Granted Windows isn't very good at managing swap memory when it needs to use it, but as long as you've got enough memory in your system, it shouldn't need to use swap memory.
The swap space is only there as a backup for exceptional circumstances, to stop your system from falling over because you've run too many apps at the same time or some app has decided it needs more memory than you actually have installed.
If your system is using swap all the time, then you need to get the system sorted out first.
I'm at work now using an XP Laptop, Got Word, Excel, Lotus Notes, IE, Firefox, half a dozen explorer windows, UltaEdit and two other bespoke apps all running at the same time (I rarely close an app once I've opened it) and the swap file hasn't been touched since I booted up this morning. 840MB of 2GB still fee.
@Ken Hagan: Fully agree about your comments around memory being more important than processor speed.

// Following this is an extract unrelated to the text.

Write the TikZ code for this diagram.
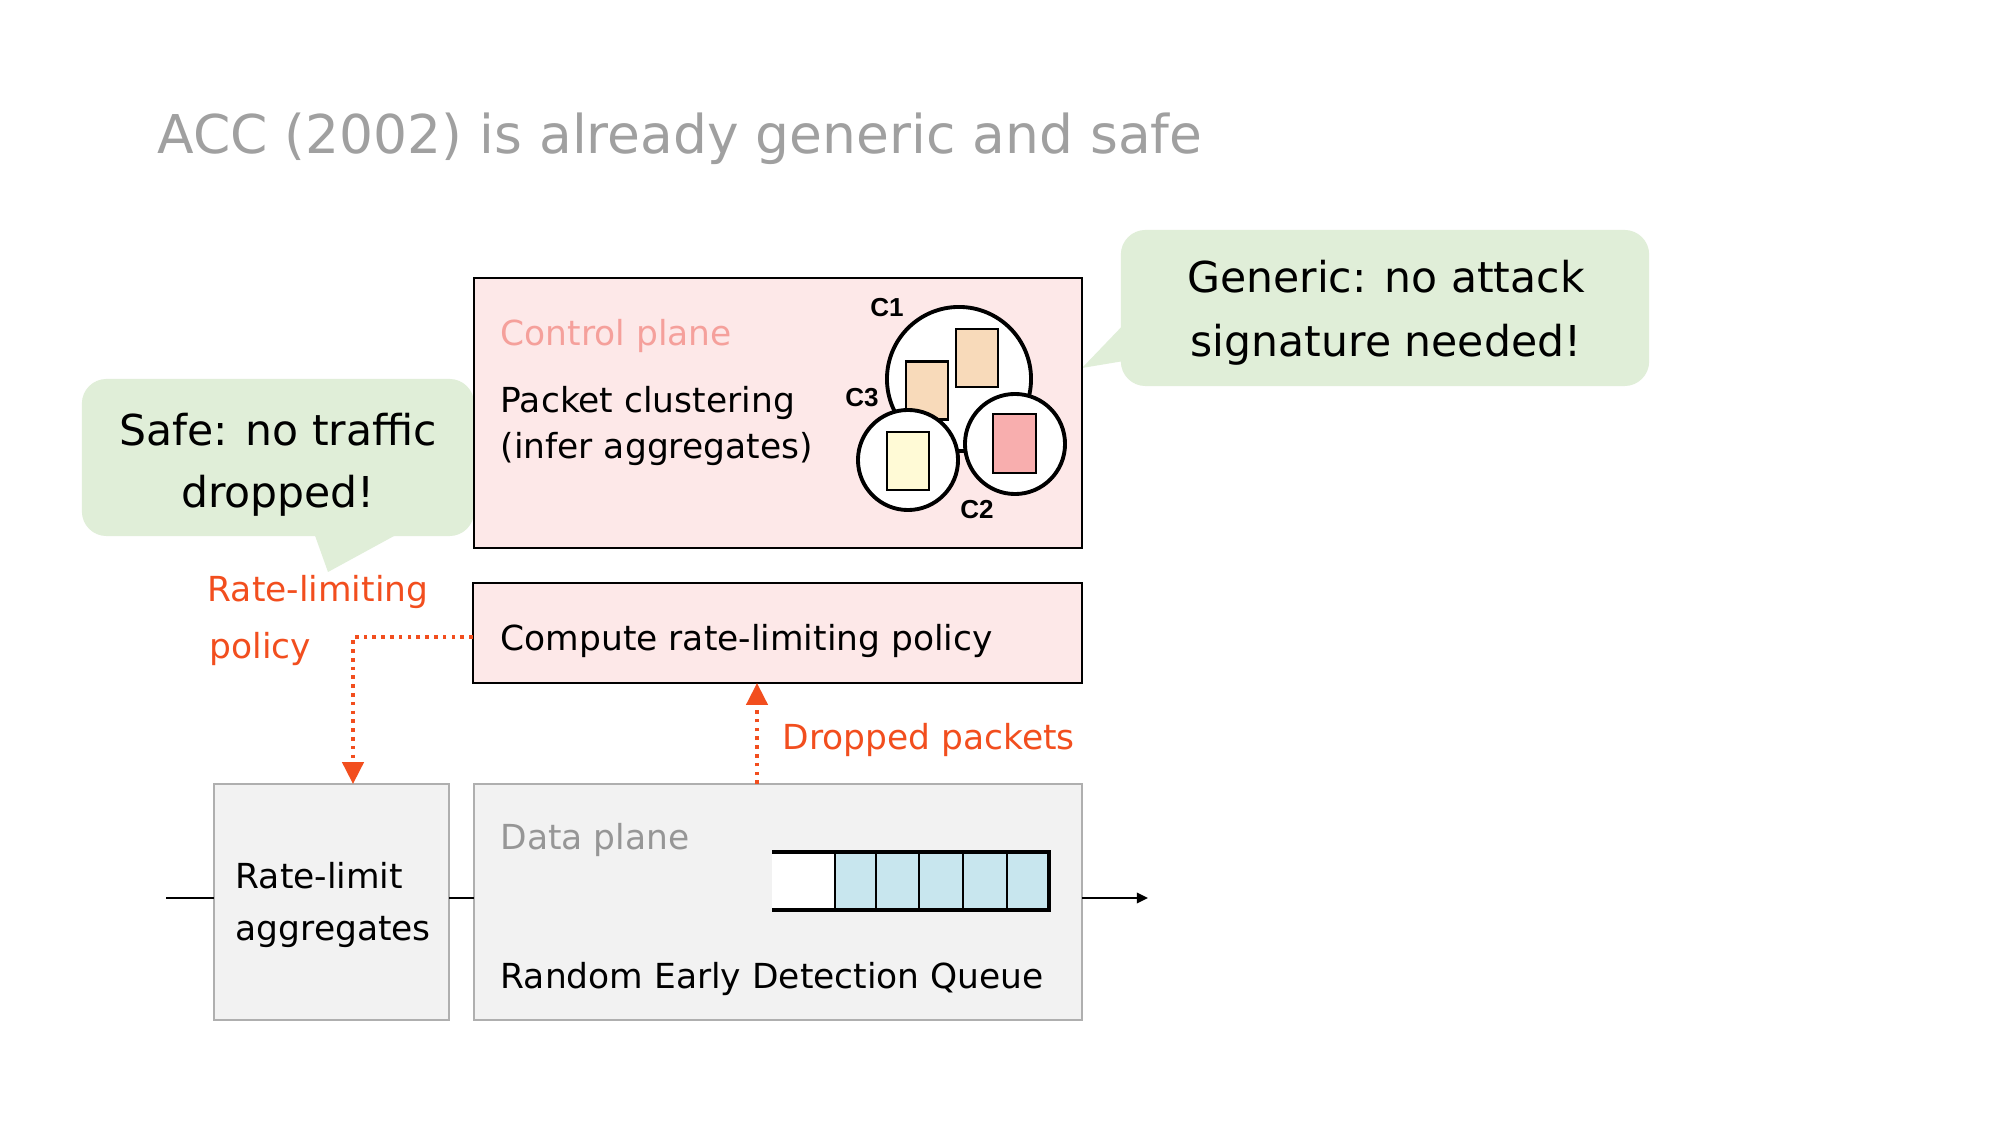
\documentclass[tikz,border=0pt]{standalone}
\usepackage{fontspec}
\setmainfont{DejaVu Sans}
\newfontfamily\clfont{Liberation Sans}
\usetikzlibrary{arrows.meta}
\definecolor{ttl}{RGB}{160,160,160}
\definecolor{ctrlfill}{RGB}{253,232,232}
\definecolor{ctrltxt}{RGB}{245,160,155}
\definecolor{datafill}{RGB}{242,242,242}
\definecolor{databorder}{RGB}{175,175,175}
\definecolor{datatxt}{RGB}{150,150,150}
\definecolor{bub}{RGB}{224,238,216}
\definecolor{acc}{RGB}{242,78,30}
\definecolor{qblue}{RGB}{200,230,238}
\definecolor{peach}{RGB}{248,218,186}
\definecolor{pyellow}{RGB}{255,250,214}
\definecolor{ppink}{RGB}{248,174,174}
\begin{document}
\begin{tikzpicture}[x=0.01cm,y=-0.01cm,
  txt/.style={inner sep=0pt, anchor=base west, font=\fontsize{9.8}{12}\selectfont},
  acctxt/.style={txt, text=acc},
  bubtxt/.style={inner sep=0pt, anchor=base, font=\fontsize{12.1}{14}\selectfont},
  ctrlbox/.style={draw=black, line width=0.5pt, fill=ctrlfill, inner sep=0pt, outer sep=0pt},
  databox/.style={draw=databorder, line width=0.5pt, fill=datafill, inner sep=0pt, outer sep=0pt},
  bubble/.style={fill=bub, rounded corners=7pt, inner sep=0pt, outer sep=0pt},
  clus/.style={circle, draw=black, fill=white, line width=1.1pt, inner sep=0pt, outer sep=0pt},
  pk/.style={draw=black, line width=0.6pt, inner sep=0pt, outer sep=0pt, minimum width=0.42cm, minimum height=0.58cm},
  cl/.style={inner sep=0pt, font=\clfont\bfseries\fontsize{7.4}{8}\selectfont},
  dotarrow/.style={draw=acc, line width=1.05pt, dash pattern=on 1.05pt off 1.45pt, -{Triangle[length=6.2pt,width=6pt]}},
  flow/.style={draw=black, line width=0.6pt},
]
\fill[white] (0,0) rectangle (2000,1125);
\useasboundingbox (0,0) rectangle (2000,1125);

% title
\node[inner sep=0pt, anchor=base west, text=ttl, font=\fontsize{15.2}{18}\selectfont] (title) at (157,154) {ACC (2002) is already generic and safe};

% bubbles
\node[bubble, minimum width=3.92cm, minimum height=1.57cm] (safe) at (278,457.5) {};
\fill[bub] (313,530) -- (328,572) -- (405,530) -- cycle;
\node[bubtxt] (safe1) at (278,446) {Safe: no traffic};
\node[bubtxt] (safe2) at (278,508) {dropped!};

\node[bubble, minimum width=5.28cm, minimum height=1.56cm] (gen) at (1385,308) {};
\fill[bub] (1130,318) -- (1082,368) -- (1130,360) -- cycle;
\node[bubtxt] (gen1) at (1386,293) {Generic: no attack};
\node[bubtxt] (gen2) at (1386,357) {signature needed!};

% boxes
\node[ctrlbox, minimum width=6.08cm, minimum height=2.70cm] (ctrl) at (778,413) {};
\node[ctrlbox, minimum width=6.09cm, minimum height=1.00cm] (cmp) at (777.5,633) {};
\node[databox, minimum width=6.08cm, minimum height=2.36cm] (data) at (778,902) {};
\node[databox, minimum width=2.35cm, minimum height=2.36cm] (rl) at (331.5,902) {};

% texts in boxes
\node[txt, text=ctrltxt] (ctrlt) at (500,346) {Control plane};
\node[txt] (pc1) at (500,413) {Packet clustering};
\node[txt] (pc2) at (500,459) {(infer aggregates)};
\node[txt] (cmpt) at (500,650) {Compute rate-limiting policy};
\node[txt, text=datatxt] (datat) at (500,849) {Data plane};
\node[txt] (red) at (500,988) {Random Early Detection Queue};
\node[txt] (rl1) at (235,888) {Rate-limit};
\node[txt] (rl2) at (235,940) {aggregates};

% clusters
\node[clus, minimum size=1.44cm] (c1) at (959,379) {};
\node[pk, fill=peach] (p1) at (977,358) {};
\node[pk, fill=peach] (p2) at (927,390.5) {};
\node[clus, minimum size=1.00cm] (c3) at (908,460) {};
\node[pk, fill=pyellow] (p3) at (908,461) {};
\node[clus, minimum size=1.00cm] (c2) at (1015,444) {};
\node[pk, fill=ppink, minimum width=0.43cm, minimum height=0.59cm] (p4) at (1014.5,443.5) {};
\node[cl] (lc1) at (887,308) {C1};
\node[cl] (lc3) at (862,398) {C3};
\node[cl] (lc2) at (977,510) {C2};

% queue
\fill[white] (772,852) rectangle (835,910);
\fill[qblue] (835,852) rectangle (1049,910);
\foreach \xx in {835,876,919,963,1007} \draw[line width=0.75pt] (\xx,852) -- (\xx,910);
\draw[line width=1.15pt] (772,852) -- (1049,852) -- (1049,910) -- (772,910);

% flow line
\coordinate (in) at (166,898);
\coordinate (out) at (1148,898);
\draw[flow] (in) -- (in -| rl.west);
\draw[flow] (in -| rl.east) -- (in -| data.west);
\draw[flow, -{Triangle[length=3.2pt,width=3pt]}] (in -| data.east) -- (out);

% dotted arrows
\coordinate (pcorner) at (353,784);
\draw[dotarrow] (cmp.west |- 0,637) -| (pcorner);
\coordinate (dp) at (757,784);
\draw[dotarrow] (dp) -- (dp |- cmp.south);

% accent labels
\node[acctxt] (rlp1) at (207,602) {Rate-limiting};
\node[acctxt] (rlp2) at (209,659) {policy};
\node[acctxt] (dpk) at (782,749) {Dropped packets};
\end{tikzpicture}
\end{document}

It amazes me how many people buy PC's that are essentially crippled from new because the supplier wanted to shave 10 quid of the selling price (or increase their margins) and only supply the system with 512MB rather than 1GB of memory.

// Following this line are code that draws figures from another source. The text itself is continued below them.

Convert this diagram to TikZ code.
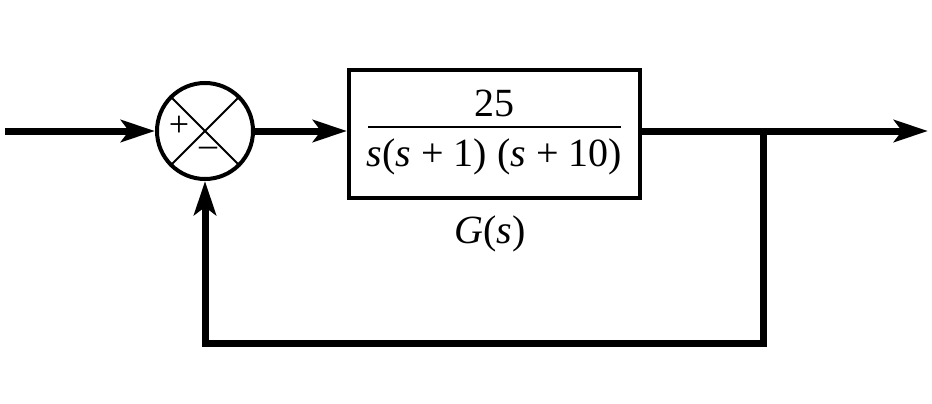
\documentclass[tikz,border=0pt]{standalone}
\usepackage{fontspec}
\setmainfont{Liberation Serif}
\usetikzlibrary{arrows.meta}
\begin{document}
\begin{tikzpicture}[x=1pt,y=-1pt,
  sig/.style={line width=7pt,-{Stealth[length=34pt,width=22pt,inset=8pt]}},
  wire/.style={line width=7pt,line join=miter},
  txt/.style={font=\fontsize{40}{44}\selectfont}]
\useasboundingbox (0,0) rectangle (932,404);
\node[draw,circle,line width=4pt,minimum size=96pt,inner sep=0] (sum) at (205,131) {};
\draw[line width=2pt] (sum.north west) -- (sum.south east) (sum.north east) -- (sum.south west);
\node[font=\fontsize{36}{40}\selectfont,inner sep=0] (plus) at (179,126) {+};
\node[font=\fontsize{36}{40}\selectfont,inner sep=0] (minus) at (208,152) {--};
\node[draw,line width=4pt,minimum width=291pt,minimum height=128pt,inner sep=0] (G) at (494.5,134) {};
\node[txt,inner sep=0] (num) at (494.5,103) {25};
\draw[line width=1.5pt] (368,127) -- (621,127);
\node[txt,inner sep=0] (den) at (494.5,157) {\textit{s}(\textit{s} + 1) (\textit{s} + 10)};
\node[txt] (gl) at (490,234) {\textit{G}(\textit{s})};
\coordinate (in) at (5,131);
\coordinate (out) at (928,131);
\coordinate (tap) at (763,131);
\coordinate (c1) at (763,343);
\coordinate (c2) at (205,343);
\draw[sig] (in) -- (sum.west);
\draw[sig] (sum.east) -- (G.west |- sum.east);
\draw[sig] (G.east |- sum.east) -- (out);
\draw[wire] (tap) -- (c1) -- (c2) -- ([yshift=-3.5pt]c2);
\draw[sig] (c2) -- (sum.south);
\end{tikzpicture}
\end{document}
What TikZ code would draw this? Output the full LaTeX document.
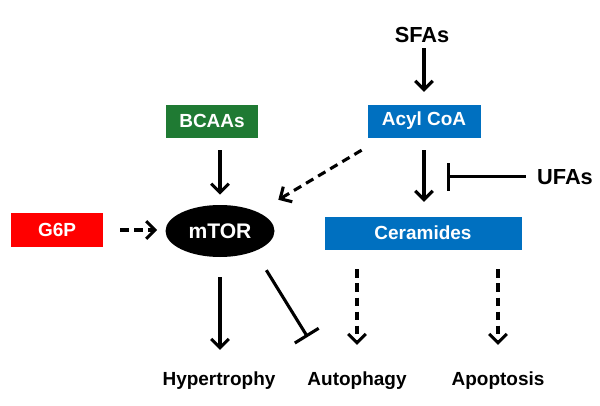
\documentclass[tikz,border=0pt]{standalone}
\usepackage{fontspec}
\setmainfont{Liberation Sans}
\usetikzlibrary{shapes,arrows.meta,calc,positioning}
\definecolor{bcaagreen}{RGB}{31,122,51}
\definecolor{acylblue}{RGB}{0,112,192}
\definecolor{g6pred}{RGB}{255,0,0}

\begin{document}
\begin{tikzpicture}[x=0.25mm,y=-0.25mm,
box/.style={
rectangle,
text=white,
minimum height=8.25mm,
inner sep=0pt,
font=\fontsize{13.5}{16}\selectfont\bfseries},
txt/.style={inner sep=0pt,font=\fontsize{13.5}{16}\selectfont\bfseries},
bigtxt/.style={txt,font=\fontsize{15.5}{18}\selectfont\bfseries},
act/.style={line width=2.2pt,-{Straight Barb[length=2.2mm,width=4.4mm]}},
maybe/.style={act,dash pattern=on 6pt off 4pt},
inhib/.style={line width=2.2pt,-{Bar[width=7mm]}}]
\useasboundingbox (0,0) rectangle (600,406);

% inputs on top, outcomes on the bottom row
\node[bigtxt,anchor=base] (sfa) at (422,42) {SFAs};
\node[box,fill=acylblue,minimum width=28.25mm] (acyl) at (424,121) {Acyl CoA};
\node[box,fill=bcaagreen,minimum width=23mm] (bcaa) at (212,121) {BCAAs};
\node[ellipse,fill=black,text=white,minimum width=27.25mm,minimum height=13mm,inner sep=0pt,font=\fontsize{15}{18}\selectfont\bfseries] (mtor) at (220,231) {mTOR};
\node[box,fill=g6pred,minimum width=23mm,minimum height=8.5mm] (g6p) at (57,230) {G6P};
\node[box,fill=acylblue,minimum width=49.25mm] (cer) at (423,233) {Ceramides};
\node[bigtxt,anchor=base] (ufa) at (565,184) {UFAs};
\node[txt,anchor=base] (hyp) at (219,385) {Hypertrophy};
\node[txt,anchor=base] (auto) at (357,385) {Autophagy};
\node[txt,anchor=base] (apop) at (498,385) {Apoptosis};

\draw[act,shorten <=1.5mm,shorten >=3.1mm] (acyl.north |- sfa.south) -- (acyl.north);
\draw[act,shorten <=3.1mm,shorten >=2.5mm] (mtor.north |- bcaa.south) -- (mtor.north);
\draw[maybe,shorten <=4.25mm,shorten >=2mm] (g6p.east) -- (g6p.east -| mtor.west);
\draw[maybe] ([xshift=-1.4mm,yshift=-3.1mm]acyl.south west) -- ([xshift=4.9mm,yshift=3.15mm]mtor.north east);
\draw[act,shorten <=3.1mm,shorten >=3.6mm] (acyl.south) -- (acyl.south |- cer.north);
\coordinate (ufa-stop) at (447,176);
\draw[inhib,shorten <=2.75mm] (ufa.west) -- (ufa.west -| ufa-stop);

\draw[act,shorten <=5mm,shorten >=5.25mm] (mtor.south) -- (mtor.south |- hyp.north);
\draw[inhib] ([xshift=1.9mm,yshift=-5.15mm]mtor.south east) -- ([xshift=0.1mm,yshift=8.5mm]auto.north west);
\draw[maybe,shorten <=4.9mm,shorten >=6.5mm] (auto |- cer.south) -- (auto.north);
\draw[maybe,shorten <=4.9mm,shorten >=6.5mm] (apop |- cer.south) -- (apop.north);
\end{tikzpicture}
\end{document}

The amount of people who've brought Laptops to me to look at, because they are running really slow, to find out they've only got 20MB of memory or less free after just booting up, either because the system didn't have enough to start with, or they've got too much crap loading on boot, or both. £20 spent 2GB of memory and a bit of a clean up of the system and they think they've got a brand new machine, because it's finally running as the speed it should have been running at in the first place!
For me, if you using XP, 1GB should be your minimum for light work, 2GB min for heavier work. Vista or newer 2GB min, and when you consider that 2GB of memory is typically less that £20, even for Laptop memory, there really is no excuse for crippling your own machine by skimping on it. Even if your a gamer, 2GB of decent branded SLI memory is still only around £40-£50.
Even Linux appreciates the extra memory (I dual boot my PC's) :-)
how much storage do we really need ?
does anyone , that doesn't play games or edit video really actually need a machine either faster or with more storage than has been available for the last five years ?
I personally don't believe so.
The slowest component in a system (when I'm not playing games, or video / photo editting) is ME, (as in myself, the human being , and not a brain damaged Microsoft OS, circa 2000 ). And personally I am getting slower, coz I'm an old middle aged fart these days, so me needing a new faster PC with more storage is like giving an OAP a Ferrari with the carrying capacity of a juggernaut to go down to the shops to get their weekly groceries.
now where did I park my zimmer frame ? I could do with some new neurons.....
The diskless PC never went away
I have 9 active PCs in the house - 4 desktops, a media center, firewall/PBX and kitchen PC (cookbook/media/stereo) and the house server. Only the house server boots from its own RAID set - everything else is diskless using Linux (there was a period when the firewall ran BSD). Quiet, low power (7W to 30W),maintainable, reliable and it JUST WORKS (TM). No data loss for 9th year straight and counting.
So as far as I am concerned the diskless PC never went away and is not going anywhere anytime soon. Yeah, fine it is not supported by Microcrap. So what, who cares? Microsoft is not the answer, Microsoft is the question and the answer is NO.